Gade invoked the act’s powers in August 2007, when the most concentrated dioxin pollution ever measured by the EPA was detected in the Saginaw River. Gade demanded, successfully, that Dow conduct a limited emergency cleanup.

A few months later, at Dow’s request, the EPA entered into a new round of closed-door cleanup negotiations with the company, but in January, after two deadline extensions Gade’s office broke off negotiations with Dow, calling the firm’s proposal insufficient to protect human health.

In May Gade stepped down. She said top officials in the Bush administration’s EPA forced her out because of her work on the cleanup.

“I’m surprised if anybody is surprised by this,” then-U.S. Rep. Rahm Emanuel, D-Ill., now President Barack Obama‘s chief of staff, told the Chicago Tribune when asked about Gade’s ousting. “This administration, from Day One, has always chosen polluters over the environment.”

Around the time that Gade left, EPA and state officials began discussion on a new approach to the dioxin cleanup, according to Wendy Carney of the EPA’s Superfund Division.

In a proposal released in early December, EPA said that it was seeking a new agreement for dioxin cleanup arrangement with Dow — a “Superfund Alternative Site” process.

Officials said the new process would involve treating the contaminated area like a Superfund site but not adding it to the National Priorities list as a Superfund site.

EPA officials said that this approach would speed clean-up by sidestepping the bureaucracy involved in designating an area a “Superfund site.”

Critics argue that the Superfund Alternative Site process is advisory rather than regulatory.

They say that the move would protect Dow stockholders from economic fallout associated with owning a Superfund site, but would derail the existing cleanup process and limit public involvement and oversight of the process.

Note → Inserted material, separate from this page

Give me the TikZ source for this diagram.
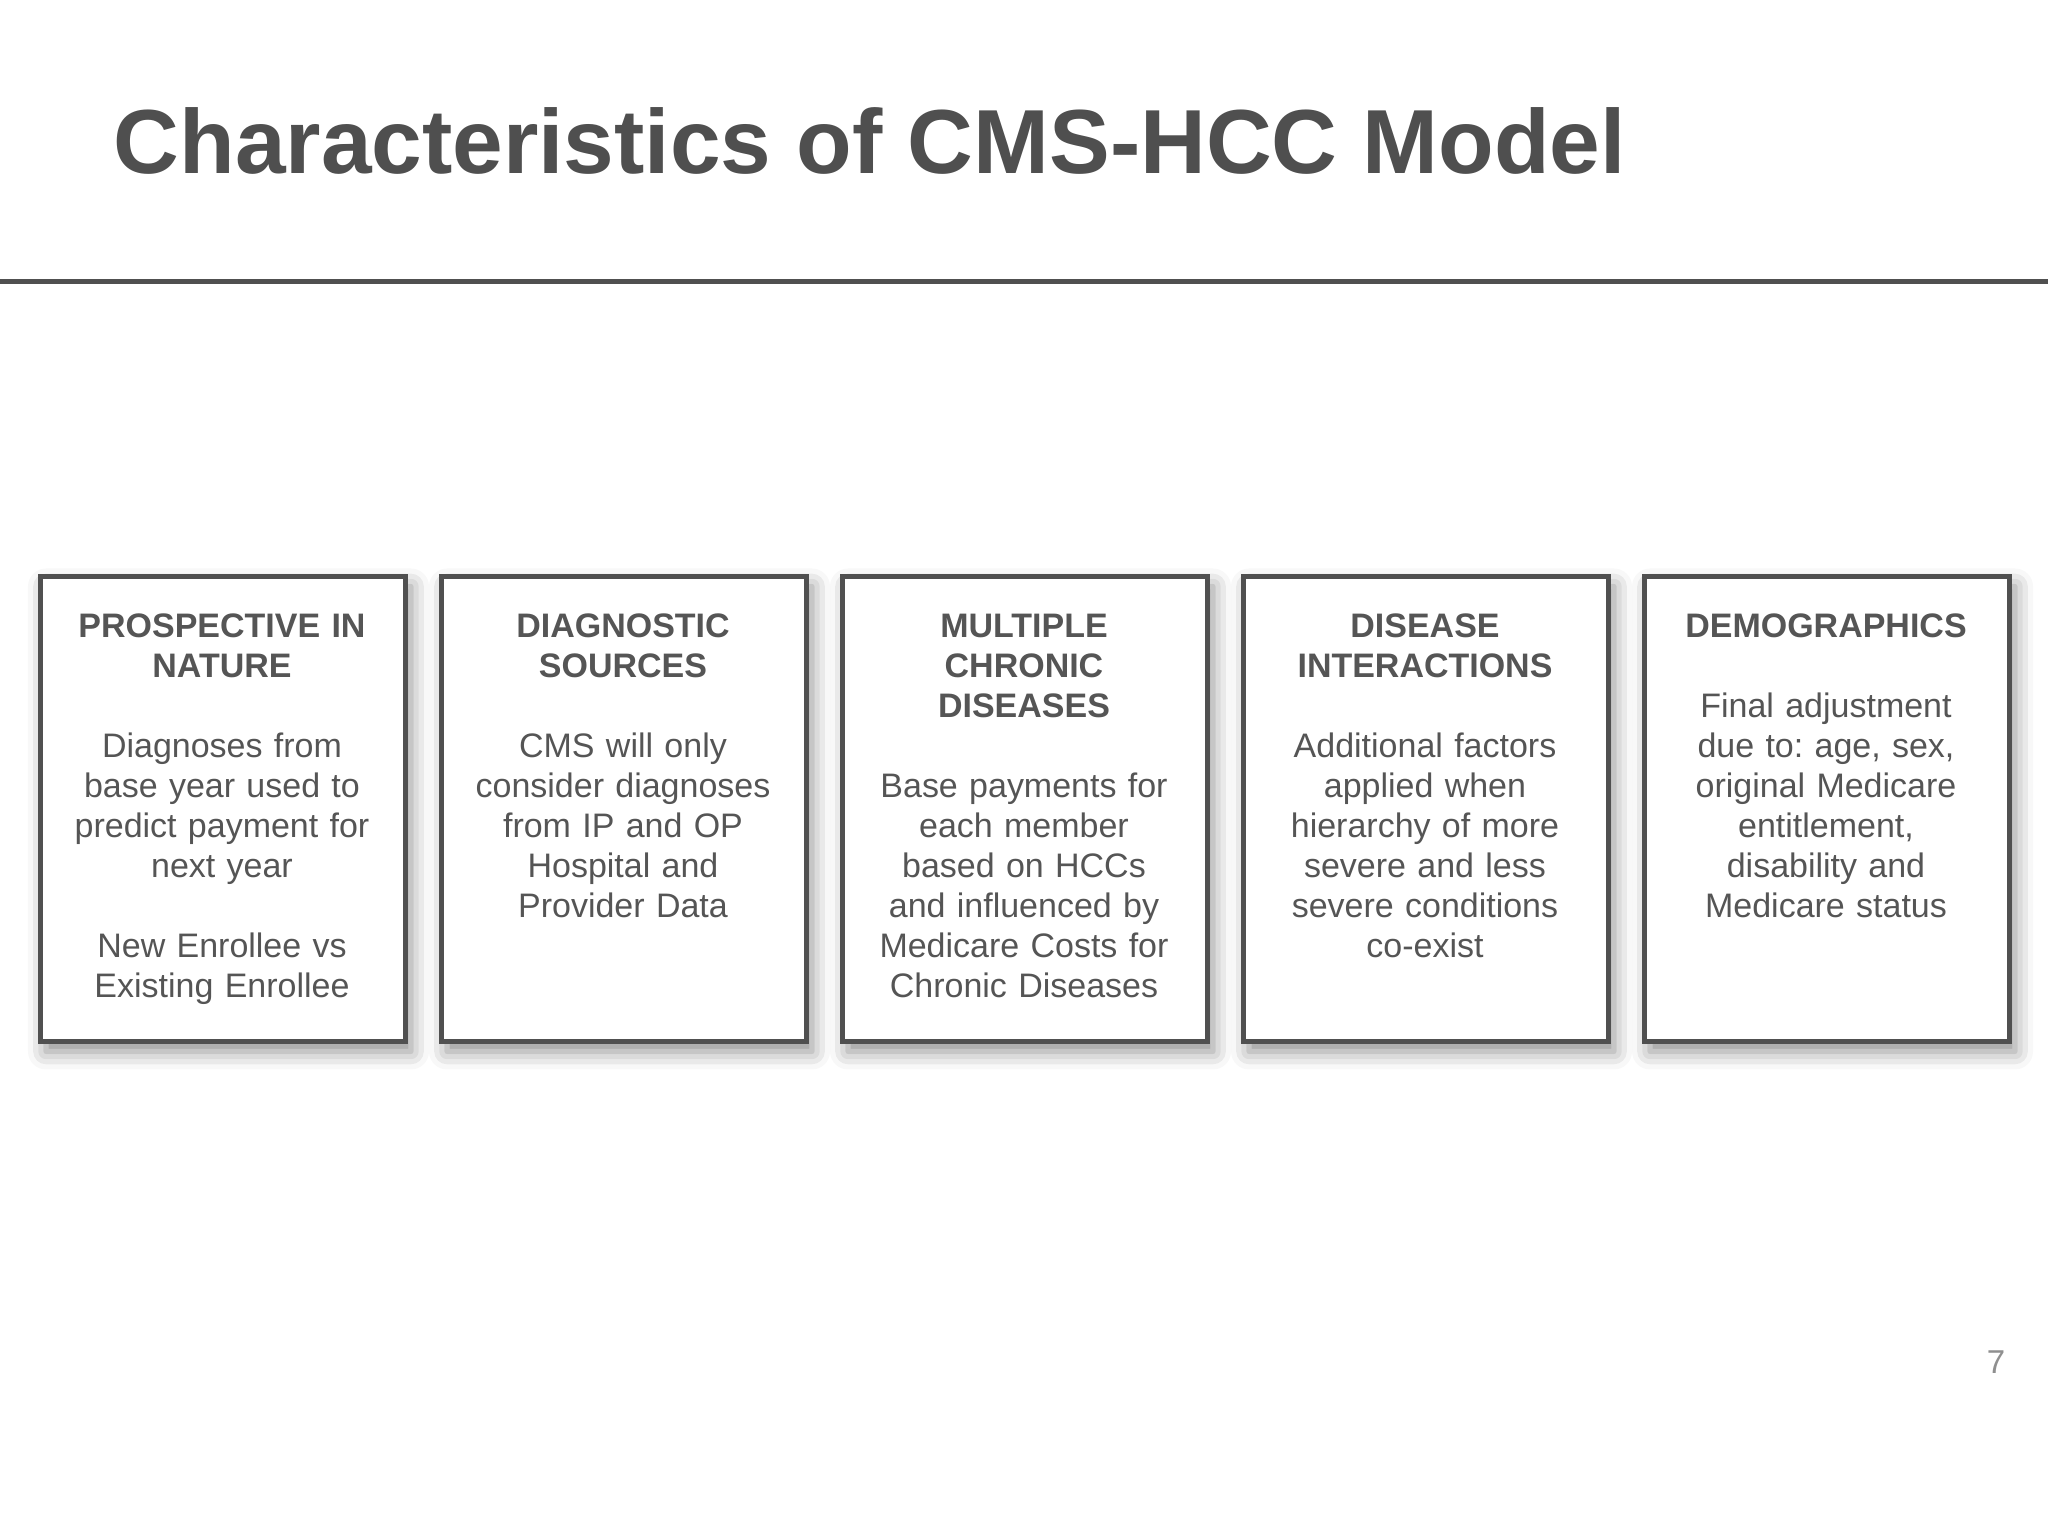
\documentclass[tikz,border=0pt]{standalone}
\usepackage{fontspec}
\setmainfont{Liberation Sans}
\usetikzlibrary{shadows.blur}
\definecolor{titlegray}{HTML}{4F4F4F}
\definecolor{boxgray}{HTML}{505050}
\definecolor{textgray}{HTML}{555555}
\definecolor{pagegray}{HTML}{8F8F8F}
\frenchspacing
\tikzset{
	box/.style={draw=boxgray, line width=0.05cm, fill=white, minimum width=3.65cm, minimum height=4.65cm,
		blur shadow={shadow xshift=0.06cm, shadow yshift=-0.1cm, shadow blur radius=0.18cm, shadow opacity=45}},
	boxtext/.style={anchor=base, inner sep=0pt, text width=3.55cm, align=center, text=textgray,
		font=\fontsize{9.67pt}{11.38pt}\selectfont}
}
\newcommand{\hd}[1]{\textbf{#1}}
\begin{document}
\begin{tikzpicture}
				\useasboundingbox (0,0) rectangle (20.48,15.36);
				\node[anchor=base west, inner sep=0pt, text=titlegray, font=\fontsize{25.9pt}{30pt}\selectfont\bfseries] (title) at (1.13,13.62) {Characteristics of CMS-HCC Model};
				\coordinate (ruleL) at (0,12.545);
				\coordinate (ruleR) at (20.48,12.545);
				\draw[boxgray, line width=0.05cm] (ruleL) -- (ruleR);
				\node[box] (prosp) at (2.225,7.27) {};
				\node[box] (diag) at (6.235,7.27) {};
				\node[box] (chronic) at (10.245,7.27) {};
				\node[box] (inter) at (14.255,7.27) {};
				\node[box] (demo) at (18.265,7.27) {};
				\node[boxtext] (prosp-txt) at (2.22,8.98) {\hd{PROSPECTIVE IN}\\\hd{NATURE}\\[0.4cm]Diagnoses from\\base year used to\\predict payment for\\next year\\[0.4cm]New Enrollee vs\\Existing Enrollee};
				\node[boxtext] (diag-txt) at (6.23,8.98) {\hd{DIAGNOSTIC}\\\hd{SOURCES}\\[0.4cm]CMS will only\\consider diagnoses\\from IP and OP\\Hospital and\\Provider Data};
				\node[boxtext] (chronic-txt) at (10.24,8.98) {\hd{MULTIPLE}\\\hd{CHRONIC}\\\hd{DISEASES}\\[0.4cm]Base payments for\\each member\\based on HCCs\\and influenced by\\Medicare Costs for\\Chronic Diseases};
				\node[boxtext] (inter-txt) at (14.25,8.98) {\hd{DISEASE}\\\hd{INTERACTIONS}\\[0.4cm]Additional factors\\applied when\\hierarchy of more\\severe and less\\severe conditions\\co-exist};
				\node[boxtext] (demo-txt) at (18.26,8.98) {\hd{DEMOGRAPHICS}\\[0.4cm]Final adjustment\\due to: age, sex,\\original Medicare\\entitlement,\\disability and\\Medicare status};
				\node[anchor=base east, inner sep=0pt, text=pagegray, font=\fontsize{9.4pt}{11pt}\selectfont] (page) at (20.06,1.62) {7};
\end{tikzpicture}
\end{document}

Gade called the effort to initiate a new cleanup plan on a site with an existing RCRA process “highly unusual” and said that EPA policies since the ’80s have recommended pursuing cleanup through an RCRA process whenever possible.

She took the step of traveling to Saginaw to personally question the EPA’s plan at a public meeting where it was presented last week and urged concerned citizens to keep a spotlight on negotiations over dioxin cleanup.

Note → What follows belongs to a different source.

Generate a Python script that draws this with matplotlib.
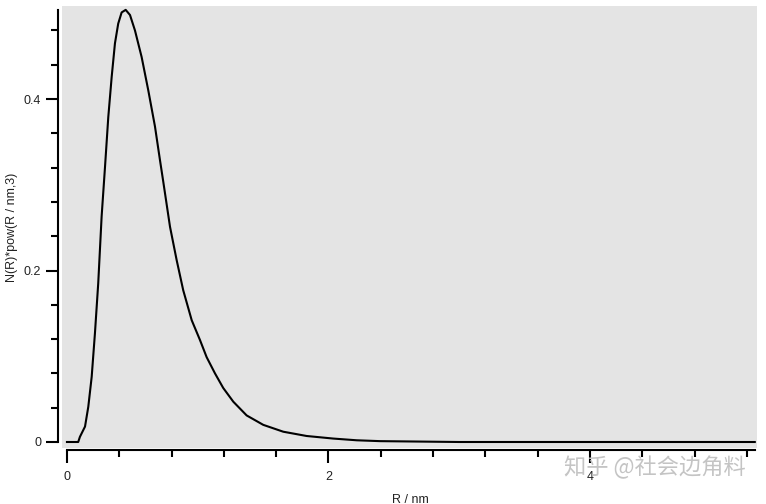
import matplotlib
matplotlib.use("Agg")
import matplotlib.pyplot as plt
from matplotlib.ticker import MultipleLocator, FixedLocator, FuncFormatter

# values
R = [0.0, 0.086, 0.099, 0.138, 0.163, 0.189, 0.214, 0.239, 0.265, 0.291,
     0.316, 0.342, 0.367, 0.392, 0.418, 0.449, 0.482, 0.520, 0.571, 0.622,
     0.673, 0.711, 0.737, 0.788, 0.839, 0.889, 0.954, 1.017, 1.068, 1.132,
     1.195, 1.272, 1.374, 1.501, 1.654, 1.833, 2.037, 2.216, 2.394, 3.0,
     4.0, 5.26]
NR3 = [0.0, 0.0, 0.006, 0.018, 0.041, 0.076, 0.127, 0.185, 0.263, 0.321,
       0.379, 0.426, 0.465, 0.488, 0.501, 0.504, 0.498, 0.480, 0.449, 0.410,
       0.368, 0.329, 0.303, 0.251, 0.212, 0.177, 0.142, 0.119, 0.099, 0.080,
       0.063, 0.047, 0.031, 0.020, 0.012, 0.007, 0.004, 0.002, 0.001, 0.0,
       0.0, 0.0]

x_ticks = [0, 2, 4]
x_labels = ["0", "2", "4"]

plt.rcParams['font.family'] = ['Liberation Sans', 'DejaVu Sans']

fig = plt.figure(figsize=(7.66, 5.04), dpi=100)
ax = fig.add_axes([62 / 766, 1 - 448 / 504, 695 / 766, 442 / 504])
ax.set_facecolor('#e4e4e4')

ax.plot(R, NR3, color='black', lw=1.5, solid_joinstyle='round')

ax.set_xlim(-0.038, 5.277)
ax.set_ylim(-0.007, 0.5085)

for s in ['top', 'right']:
    ax.spines[s].set_visible(False)
ax.spines['left'].set_position(('outward', 3))
ax.spines['left'].set_bounds(0, 0.504)
ax.spines['bottom'].set_position(('outward', 1.5))
ax.spines['bottom'].set_bounds(0, 5.26)
for s in ['left', 'bottom']:
    ax.spines[s].set_linewidth(1.5)

ax.xaxis.set_major_locator(FixedLocator(x_ticks))
ax.set_xticklabels(x_labels)
ax.xaxis.set_minor_locator(MultipleLocator(0.4))
ax.yaxis.set_major_locator(MultipleLocator(0.2))
ax.yaxis.set_minor_locator(MultipleLocator(0.04))
ax.yaxis.set_major_formatter(FuncFormatter(lambda v, p: "0" if abs(v) < 1e-9 else f"{v:.1f}"))

ax.tick_params(which='major', length=9, width=1.5, labelsize=9, colors='black',
               labelcolor='#222222', pad=3)
ax.tick_params(which='minor', length=5, width=1.5, colors='black')
ax.tick_params(axis='x', which='major', pad=6)

ax.set_xlabel("R / nm", fontsize=9, color='#222222')
ax.xaxis.set_label_coords((410 - 62) / 695, -(494 - 448) / 442)
ax.set_ylabel("N(R)*pow(R / nm,3)", fontsize=9, color='#222222')
ax.yaxis.set_label_coords(-(62 - 18) / 695, 0.5)

# watermark
fig.text(655 / 766, 1 - 467 / 504, "知乎 @社会边角料", fontsize=16,
         color='#c4c4c4', ha='center', va='center',
         family=['Noto Sans CJK SC', 'DejaVu Sans'])

fig.savefig("out.png", dpi=100, facecolor='white')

“People need to be insisting that their government officials from Gov. (Jennifer) Granholm to President Obama to the head of DEQ (state Department of Environmental Quality) and EPA do their jobs so they get the protection they deserve,” she said in a telephone interview with Michigan Messenger.

Michelle Hurd Riddick of the Lone Tree Council called the EPA’s move to push a Superfund Alternative Site process for Dow a goodbye present from the Bush administration.

“This opportunity to go behind closed doors was the Bush administration’s parting gift to Dow,” she said.

Last week EPA said it hoped to have the new cleanup deal approved by Dow by Feb. 15.

Lynn Buhl, who replaced Gade as top administrator for Region 5, has submitted her resignation.

Who will replace her and whether there will be another change in tone in the dioxin cleanup negotiations will be closely watched.

EPA officials, off two days for federal holidays, promised comments for this story on Wednesday but did not return phone calls.